Детей пытались воспитывать в религиозном духе, несмотря на все трудности. Жена эту идею поддерживала даже больше меня. Старший сын у меня, живет в Израиле, хабадник, у него 11 детей. Очень порядочный человек, гораздо порядочней меня. Тот сын, что живет в Торонто, нерелигиозный, но ходит в синагогу. Младший сын – в Москве, и он лучше других знает идиш. 

В Москве я своим детям ставил хупу. Для старшего сына договорился в ресторане, арендовал только здание. Раввином был Юда Батарашвилли. Я купил 100 вилок, 100 ложек, 100 тарелок, 100 стаканов, привез. Договорился с милиционерами, которые там недалеко от ресторана ходили, обещал бутылку и 15 рублей каждому, объяснил, что женю сына, комсомольская свадьба, и мне нужно, чтобы без меня никого не пускали. Поставили им столик на входе, так они там сидели, дали им фаршированную рыбу.

Уехали, но страх остался

Когда стали выпускать в Израиль, в 1971 году уехали родители. Отец всегда мечтал об этом, говорил об этом, можно сказать, что он нас учил этому. Он это соединял с Машиахом. И мама, и папа были помешаны на этой идее. Ведь они такие пожилые люди, а оставили нас и уехали. Мы дружили с одной женщиной, она была в лагере у немцев, уехала в Израиль и, когда начались подвижки, прислала родителям вызов как дочь. Им было очень тяжело уехать, папу ведь судили до этого «за бороду», а с судимостью не выпускали. Мне удалось перехватить документы, которые посылали в ОВИР, и заменить там одну бумажку. 

Мы уехали в 1972 году.

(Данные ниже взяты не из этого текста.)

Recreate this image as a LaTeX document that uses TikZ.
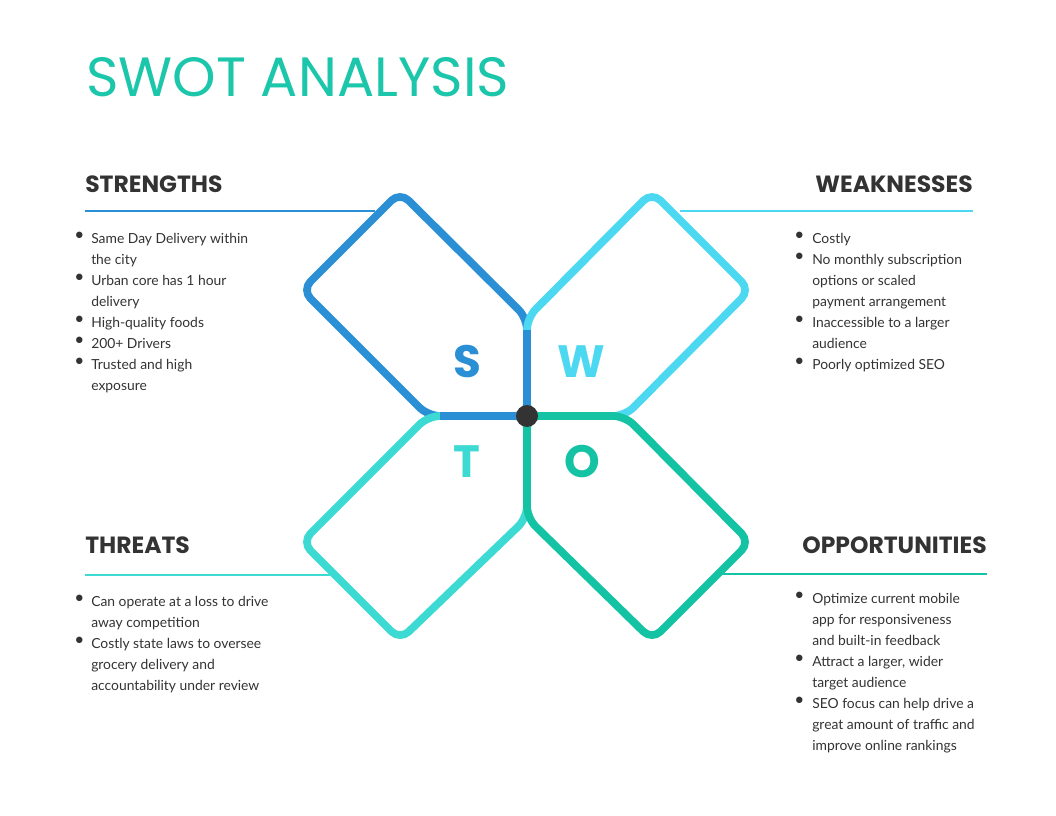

Отец продолжал бояться даже в Израиле, спрашивал у меня, может ли он подойти к окну. Вдруг мне неудобно, что он с бородой. У меня тоже оставалась боязнь, теперь меньше. С другой стороны, все эти годы рядом были Исроэль Белиницкий, Юда Батаршвилли и другие люди, для которых религия, иудаизм, вера – не как талес, который можно снять, а если уж снимать, то вместе с кожей.